If you switch out the concept of urbanization with cisheteronormativity here, a meaningful, if imperfect, parallel emerges. As much as popular imagination wouldn’t let you believe it, country music can affirm queer identities, even when it isn’t explicitly made for and by queer people.
Thankfully, though, country music made by queer artists is receiving more airplay and recognition. Orville Peck is one rising gay country star who debuted in 2019. His most recent release is a duet version of “Cowboys are Frequently Secretly Fond of Each Other” with Willie Nelson. Peck and Nelson join in crooning, “There’s many a cowboy who don’t understand the way he feels for his brother / And inside every cowboy there’s a lady that’d love to slip out.” This particular song has a long history in country music. Originally written by Ned Sublette in 1981, the song took on a new life when Willie Nelson released a cover in 2006. That cover debuted at No. 52 on the Billboard Charts at the time. Peck’s recent collaboration with Nelson is emblematic of a larger movement to unearth and reclaim the queer history and subtext in country music.
The future of queer country looks bright, too. Adeem the Artist, a nonbinary singer with Appalachian influences, recently released their third album, Anniversary, which comes a year after a career-making Grand Ole Opry performance. Brandy Clark, a lesbian country songwriting mogul, won her first Grammy in February for the song “Dear Insecurity” after a decade in the industry.

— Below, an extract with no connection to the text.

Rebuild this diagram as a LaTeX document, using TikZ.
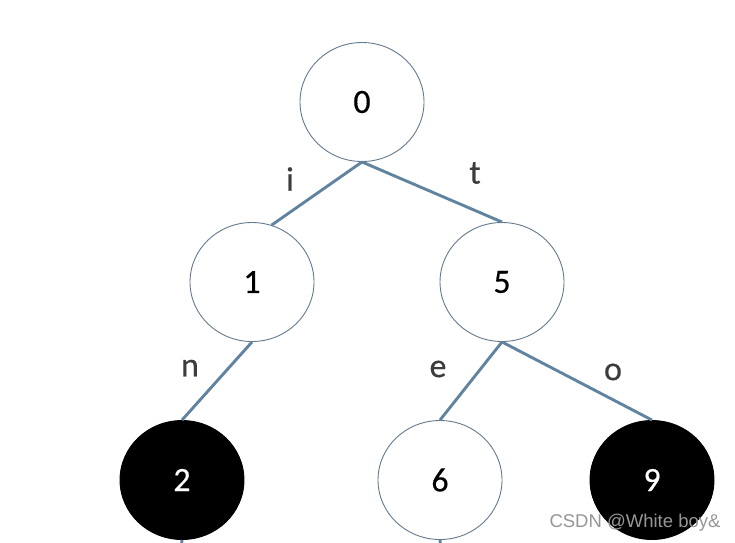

In upcoming news, the bluegrass-inspired queer musician Allison Russell is set to perform her first headlining tour later this year.
Country music can and does reflect queer experiences and inspire queer artistry. Nothing inherent to the genre condemns or refuses queerness. How else could I and other queer people see ourselves reflected in it? How else could I find comfort in the sound of a fiddle and feel like it’s taking me somewhere, maybe not home, but nearby?